Peu importe, pour l’instant, les conséquences concrètes. Un supplément d’instruction permettra rapidement de statuer sur les aspects financiers et techniques. L’essentiel a été dit, sauf à ce que l’État fasse appel devant la cour administrative d’appel de Paris. Le Conseil d’État sera ensuite appelé à se prononcer.

Par cette condamnation, la justice ne dépasse-t-elle pas ses prérogatives en entrant sur le terrain politique ? Y-a-t-il un risque que les magistrats se substituent aux politiques ? 

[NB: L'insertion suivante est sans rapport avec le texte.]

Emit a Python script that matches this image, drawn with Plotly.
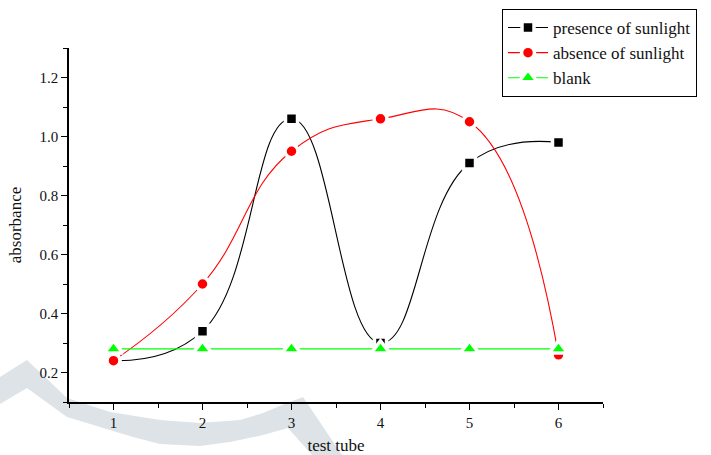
import plotly.graph_objects as go

# Absorbance readings per test tube
test_tube = [1, 2, 3, 4, 5, 6]
presence_of_sunlight = [0.24, 0.34, 1.06, 0.30, 0.91, 0.98]
absence_of_sunlight = [0.24, 0.50, 0.95, 1.06, 1.05, 0.26]
blank = [0.28, 0.28, 0.28, 0.28, 0.28, 0.28]

x_ticks = [1, 2, 3, 4, 5, 6]
y_ticks = [0.2, 0.4, 0.6, 0.8, 1.0, 1.2]

W, H = 711, 455
M_L, M_R, M_T, M_B = 69, 108, 48, 53
PW, PH = W - M_L - M_R, H - M_T - M_B

FONT = "Liberation Serif"
TXT = "#111111"

fig = go.Figure()

series = [
    ("presence of sunlight", presence_of_sunlight, "black", "square", 12),
    ("absence of sunlight", absence_of_sunlight, "#ff0000", "circle", 13),
    ("blank", blank, "#00ff00", "triangle-up", 16),
]
for name, vals, color, symbol, size in series:
    fig.add_trace(go.Scatter(
        x=test_tube, y=vals, name=name,
        mode="lines+markers",
        line=dict(color=color, width=1.1, shape="spline", smoothing=1.3),
        marker=dict(symbol=symbol, size=size, color=color,
                    line=dict(color="white", width=3.5)),
    ))

# faint background watermark band (pixel outline converted to paper space)
band_px = [
    (0, 377), (27, 360), (67, 398), (110, 412), (160, 420), (200, 423),
    (240, 420), (263, 413), (282, 405), (303, 397), (342, 455), (312, 455),
    (288, 428), (263, 435), (230, 442), (200, 446), (160, 444), (133, 437),
    (100, 427), (67, 417), (27, 388), (0, 404),
]

def to_paper(px, py):
    return (px - M_L) / PW, (H - M_B - py) / PH

pts = [to_paper(px, py) for px, py in band_px]
path = "M " + " L ".join(f"{a:.4f},{b:.4f}" for a, b in pts) + " Z"
fig.add_shape(type="path", path=path, xref="paper", yref="paper",
              fillcolor="rgb(221,227,231)", line=dict(width=0), layer="below")

axis_common = dict(
    showline=True, linecolor="black", linewidth=1.6,
    ticks="outside", tickcolor="black", tickwidth=1.3, ticklen=6,
    showgrid=False, zeroline=False, mirror=False, automargin=False,
    tickfont=dict(family=FONT, size=15, color=TXT),
)

fig.update_layout(
    width=W, height=H,
    margin=dict(l=M_L, r=M_R, t=M_T, b=M_B, autoexpand=False),
    paper_bgcolor="white", plot_bgcolor="rgba(0,0,0,0)",
    font=dict(family=FONT, color=TXT),
    xaxis=dict(
        range=[0.5, 6.5], tickvals=x_ticks, ticktext=[str(v) for v in x_ticks],
        minor=dict(dtick=0.5, tick0=0.5, ticks="outside", ticklen=4,
                   tickcolor="black", tickwidth=1.3),
        title=dict(text="test tube", font=dict(family=FONT, size=17, color=TXT),
                   standoff=11),
        **axis_common,
    ),
    yaxis=dict(
        range=[0.1, 1.3], tickvals=y_ticks,
        ticktext=[f"{v:.1f}" for v in y_ticks],
        minor=dict(dtick=0.1, tick0=0.1, ticks="outside", ticklen=4,
                   tickcolor="black", tickwidth=1.3),
        title=dict(text="absorbance", font=dict(family=FONT, size=17, color=TXT),
                   standoff=14),
        **axis_common,
    ),
    legend=dict(
        x=(502 - M_L) / PW, y=(H - M_B - 9) / PH,
        xanchor="left", yanchor="top",
        bgcolor="white", bordercolor="black", borderwidth=1,
        font=dict(family=FONT, size=17, color=TXT),
        itemwidth=40, tracegroupgap=0,
    ),
    showlegend=True,
)

fig.write_html("out.html")
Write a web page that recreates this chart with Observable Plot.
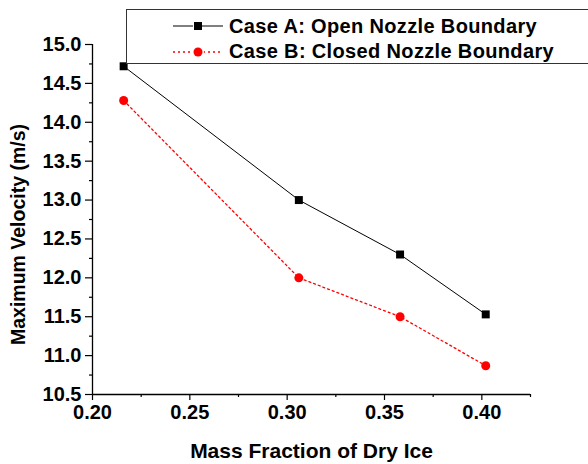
<!DOCTYPE html>
<html>
<head>
<meta charset="utf-8">
<script src="https://cdn.jsdelivr.net/npm/d3@7"></script>
<script src="https://cdn.jsdelivr.net/npm/@observablehq/plot@0.6"></script>
<style>
  html, body { margin: 0; padding: 0; background: white; }
  #wrap { position: relative; width: 588px; height: 464px; overflow: hidden; font-family: Arial, "Liberation Sans", sans-serif; }
  #legend { position: absolute; left: 126px; top: 9px; width: 620px; height: 55px; border: 1.6px solid #333; border-right: none; background: white; box-sizing: border-box; }
  .row { position: absolute; left: 46px; height: 24px; display: flex; align-items: center; font-weight: bold; font-size: 20px; letter-spacing: 0.35px; color: #000; white-space: nowrap; }
  .row svg { margin-right: 6px; }
</style>
</head>
<body>
<div id="wrap"></div>
<script>
// ---- data ----
const massFraction = [0.216, 0.306, 0.358, 0.402];
const caseA = [14.72, 13.0, 12.3, 11.53];
const caseB = [14.28, 12.0, 11.5, 10.87];
const seriesNames = ["Case A: Open Nozzle Boundary", "Case B: Closed Nozzle Boundary"];
const xTicks = [0.20, 0.25, 0.30, 0.35, 0.40];
const xMinorTicks = [0.225, 0.275, 0.325, 0.375, 0.425];
const yTicks = [10.5, 11.0, 11.5, 12.0, 12.5, 13.0, 13.5, 14.0, 14.5, 15.0];
const yMinorTicks = [10.75, 11.25, 11.75, 12.25, 12.75, 13.25, 13.75, 14.25, 14.75];
const xLabel = "Mass Fraction of Dry Ice";
const yLabel = "Maximum Velocity (m/s)";

const dataA = massFraction.map((x, i) => ({x, y: caseA[i]}));
const dataB = massFraction.map((x, i) => ({x, y: caseB[i]}));

const font = 'Arial, "Liberation Sans", sans-serif';

const chart = Plot.plot({
  width: 588,
  height: 464,
  marginLeft: 92,
  marginRight: 58,
  marginTop: 44,
  marginBottom: 70,
  style: {fontFamily: font, fontWeight: "bold", fontSize: "20px", color: "#000", background: "white", overflow: "visible"},
  x: {domain: [0.2, 0.425]},
  y: {domain: [10.5, 15.0]},
  marks: [
    Plot.axisX(xTicks, {tickSize: 6, tickPadding: 4, tickFormat: ".2f", label: null, strokeWidth: 1.2}),
    Plot.axisX(xMinorTicks, {tickSize: 3, tickFormat: () => "", label: null, strokeWidth: 1.2}),
    Plot.axisY(yTicks, {tickSize: 7, tickPadding: 4, tickFormat: ".1f", label: null, strokeWidth: 1.2}),
    Plot.axisY(yMinorTicks, {tickSize: 3, tickFormat: () => "", label: null, strokeWidth: 1.2}),
    Plot.text([xLabel], {frameAnchor: "bottom", textAnchor: "middle", lineAnchor: "middle", dy: 56.5, fontSize: 21, fontWeight: "bold", fill: "#000"}),
    Plot.text([yLabel], {frameAnchor: "left", textAnchor: "middle", lineAnchor: "middle", rotate: -90, dx: -73.5, dy: 15, fontSize: 19.5, fontWeight: "bold", fill: "#000"}),
    Plot.ruleX([0.2], {stroke: "#000", strokeWidth: 1.3}),
    Plot.ruleY([10.5], {stroke: "#000", strokeWidth: 1.3}),
    Plot.line(dataA, {x: "x", y: "y", stroke: "#000", strokeWidth: 1}),
    Plot.line(dataB, {x: "x", y: "y", stroke: "#ff0000", strokeWidth: 1.3, strokeDasharray: "2,3"}),
    Plot.dot(dataA, {x: "x", y: "y", symbol: "square", r: 4.5, fill: "#000", stroke: "none"}),
    Plot.dot(dataB, {x: "x", y: "y", symbol: "circle", r: 4.5, fill: "#ff0000", stroke: "none"})
  ]
});

const wrap = document.getElementById("wrap");
wrap.appendChild(chart);

// ---- legend ----
const legend = document.createElement("div");
legend.id = "legend";
const styles = [
  {stroke: "#000", dash: null, marker: "square", fill: "#000"},
  {stroke: "#ff0000", dash: "2,3", marker: "circle", fill: "#ff0000"}
];
seriesNames.forEach((name, i) => {
  const row = document.createElement("div");
  row.className = "row";
  row.style.top = (4 + i * 25.5) + "px";
  const s = styles[i];
  const svg = d3.create("svg").attr("width", 50).attr("height", 12);
  svg.append("line").attr("x1", 0).attr("x2", 50).attr("y1", 6).attr("y2", 6)
    .attr("stroke", s.stroke).attr("stroke-width", s.dash ? 1.3 : 1)
    .attr("stroke-dasharray", s.dash);
  if (s.marker === "square") {
    svg.append("rect").attr("x", 20).attr("y", 1.5).attr("width", 9).attr("height", 9).attr("fill", "white");
    svg.append("rect").attr("x", 21).attr("y", 2).attr("width", 8).attr("height", 8).attr("fill", s.fill);
  } else {
    svg.append("circle").attr("cx", 25).attr("cy", 6).attr("r", 6).attr("fill", "white");
    svg.append("circle").attr("cx", 25).attr("cy", 6).attr("r", 4.5).attr("fill", s.fill);
  }
  row.appendChild(svg.node());
  const t = document.createElement("span");
  t.textContent = name;
  row.appendChild(t);
  legend.appendChild(row);
});
wrap.appendChild(legend);
</script>
</body>
</html>
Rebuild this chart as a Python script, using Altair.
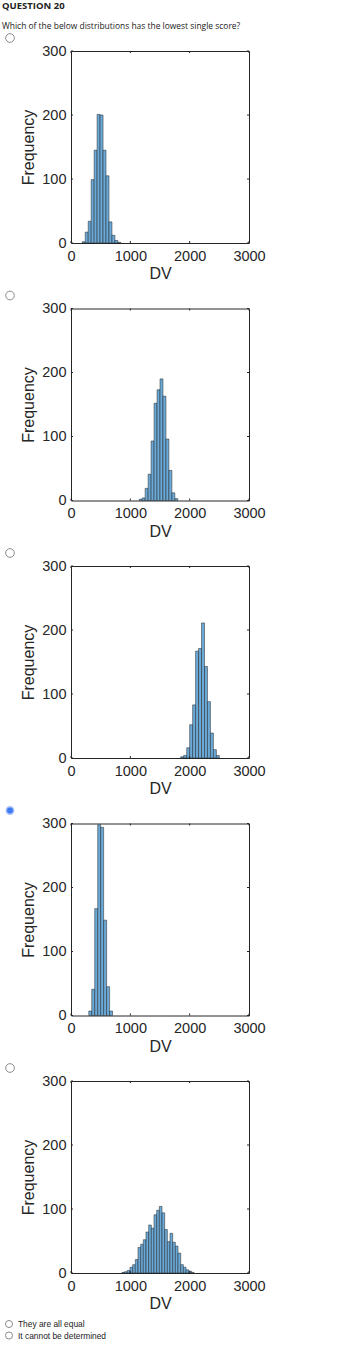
import altair as alt
import pandas as pd

# ---------------- data ----------------
QUESTION = "QUESTION 20"
PROMPT = "Which of the below distributions has the lowest single score?"
EXTRA_OPTIONS = ["They are all equal", "It cannot be determined"]
SELECTED = 3  # index of the chosen answer (4th histogram)

X_TICKS = [0, 1000, 2000, 3000]
Y_TICKS = [0, 100, 200, 300]

BIN_WIDTH = [50, 50, 50, 50, 45]
BIN_START = [190, 1150, 1850, 300, 859]
COUNTS = [
    [2, 17, 34, 99, 145, 201, 200, 145, 105, 33, 12, 4, 1],
    [2, 4, 19, 41, 93, 152, 173, 190, 163, 96, 47, 12, 3],
    [2, 4, 16, 52, 83, 167, 171, 211, 143, 88, 39, 13, 4],
    [7, 41, 167, 298, 294, 149, 45, 7],
    [1, 2, 4, 9, 13, 21, 40, 45, 52, 64, 75, 70, 91, 98, 104, 94, 68, 49, 62,
     48, 42, 31, 13, 9, 5, 3, 1],
]

# ---------------- style ----------------
W, H = 178, 192
AX = "#262626"
BAR = "#6BAAD8"
FONT = "Liberation Sans"

one = pd.DataFrame({"a": [0]})


def radio(x, y, selected=False, size=75):
    if selected:
        return alt.Chart(one).mark_circle(
            size=55, fill="#3f7bf2", stroke="#a9c2f9", strokeWidth=1.5, opacity=1
        ).encode(x=alt.value(x), y=alt.value(y))
    return alt.Chart(one).mark_circle(
        size=size, fill="white", stroke="#8c8c8c", strokeWidth=1, opacity=1
    ).encode(x=alt.value(x), y=alt.value(y))


def panel(i):
    w = BIN_WIDTH[i]
    s = BIN_START[i]
    df = pd.DataFrame({
        "x0": [s + k * w for k in range(len(COUNTS[i]))],
        "count": COUNTS[i],
    })
    df["x1"] = df["x0"] + w
    df["base"] = 0
    xs = alt.Scale(domain=[0, 3000], nice=False, zero=False)
    ys = alt.Scale(domain=[0, 300], nice=False)
    xaxis = alt.Axis(values=X_TICKS, title="DV", format="d", labelFlush=False)
    yaxis = alt.Axis(values=Y_TICKS, title="Frequency", format="d", labelFlush=False)
    bars = alt.Chart(df).mark_bar(
        fill=BAR, stroke="#202020", strokeWidth=0.5, opacity=1
    ).encode(
        x=alt.X("x0:Q", scale=xs, axis=xaxis),
        x2="x1:Q",
        y=alt.Y("count:Q", scale=ys, axis=yaxis),
        y2="base:Q",
    )
    xt = pd.DataFrame({"x0": X_TICKS})
    yt = pd.DataFrame({"count": Y_TICKS})
    tb = alt.Chart(xt).mark_rule(color=AX, strokeWidth=1).encode(
        x=alt.X("x0:Q", scale=xs, axis=xaxis), y=alt.value(H), y2=alt.value(H - 2))
    tt = alt.Chart(xt).mark_rule(color=AX, strokeWidth=1).encode(
        x=alt.X("x0:Q", scale=xs, axis=xaxis), y=alt.value(0), y2=alt.value(2))
    tl = alt.Chart(yt).mark_rule(color=AX, strokeWidth=1).encode(
        y=alt.Y("count:Q", scale=ys, axis=yaxis), x=alt.value(0), x2=alt.value(2))
    tr = alt.Chart(yt).mark_rule(color=AX, strokeWidth=1).encode(
        y=alt.Y("count:Q", scale=ys, axis=yaxis), x=alt.value(W), x2=alt.value(W - 2))
    layers = [bars, tb, tt, tl, tr, radio(-61, -13, selected=(i == SELECTED))]
    if i == 0:
        anchor = alt.Chart(one).mark_rect(opacity=0).encode(
            x=alt.value(-70), x2=alt.value(-69), y=alt.value(-49), y2=alt.value(-48))
        q = alt.Chart(pd.DataFrame({"t": [QUESTION]})).mark_text(
            align="left", baseline="middle", font="Open Sans", fontWeight="bold",
            fontSize=9.5, color="#222222"
        ).encode(text="t:N", x=alt.value(-69), y=alt.value(-45))
        p = alt.Chart(pd.DataFrame({"t": [PROMPT]})).mark_text(
            align="left", baseline="middle", font="Open Sans",
            fontSize=8.45, color="#222222"
        ).encode(text="t:N", x=alt.value(-69), y=alt.value(-25))
        layers = [anchor, q, p] + layers
    if i == len(COUNTS) - 1:
        for j, label in enumerate(EXTRA_OPTIONS):
            yy = 243 + j * 11.5
            layers.append(radio(-62, yy, size=50))
            layers.append(alt.Chart(pd.DataFrame({"t": [label]})).mark_text(
                align="left", baseline="middle", font=FONT, fontSize=8.4, color="#222222"
            ).encode(text="t:N", x=alt.value(-53), y=alt.value(yy)))
    return alt.layer(*layers).properties(width=W, height=H)


chart = alt.vconcat(*[panel(i) for i in range(len(COUNTS))], spacing=65.5, bounds="flush").properties(
    padding=0, background="white"
).configure_view(
    stroke=AX, strokeWidth=1
).configure_axis(
    grid=False, domain=False, ticks=False,
    labelFont=FONT, labelFontSize=14.5, labelColor=AX,
    titleFont=FONT, titleFontSize=16, titleFontWeight="normal", titleColor=AX,
).configure_axisY(
    labelPadding=5, titlePadding=5
).configure_axisX(
    labelPadding=6, titlePadding=3
)

chart.save("out.html", embed_options={"renderer": "svg", "actions": False})
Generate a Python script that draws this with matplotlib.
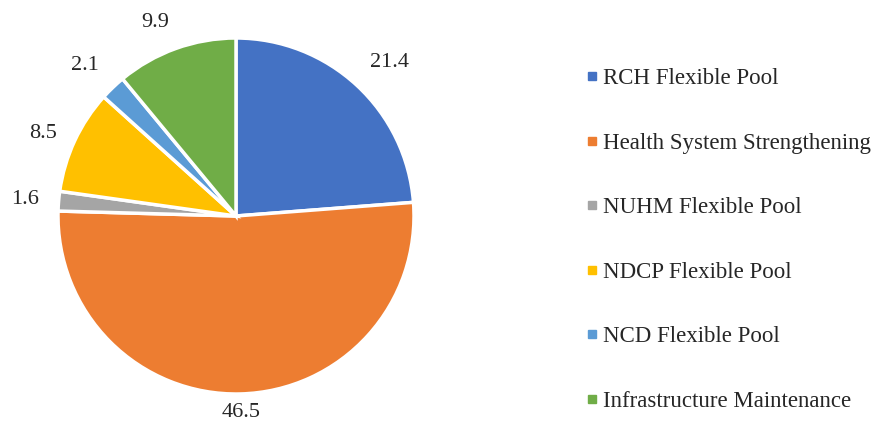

Pour faire simple, la responsabilité de l’administration pour carence ou abstention n’est pas nouvelle. Pour qu’il y ait une décision jurisprudentielle novatrice, il faut plusieurs conditions : un bon dossier, des avocats imaginatifs et une juridiction ouverte aux innovations. Elles ont été réunies le 3 février. Le juge administratif est, par nature, au cœur de dossiers juridico-politiques. Ce n’est la première fois, ni la dernière que la critique du « trop politique » est formulée. Une telle affaire aurait été impossible il y a vingt ans. Les instruments juridiques qui en sont le fondement n’existaient pas. Qui a inscrit la Charte de l’environnement dans la Constitution en 2005 ? Qui a adopté la responsabilité écologique en 2016 ? Réponse : le Parlement, donc le pouvoir politique.

N'y-a-t-il pas un risque de récupération politique anti-Macron malgré le fait que les faits condamnés concernent la période 2015-2018 ? 

Didier Maus : L’inattendue fait partie de la vie politique. Puisque M. Macron a l’ambition d’être un Président écologique (ce qui est contesté par certaines associations et militants) il ne peut que se réjouir de ce jugement. Cela peut l’aider à aller plus vite et plus loin. La discussion, dans quelques semaines, du projet de loi sur les suites de la Convention citoyenne sera l’occasion de faire le point.

La décision du tribunal administratif de Paris montre qu’il n’y a pas besoin de modifier l’article 1er de la Constitution pour affirmer un droit écologique « progressiste ». A bon entendeur, salut.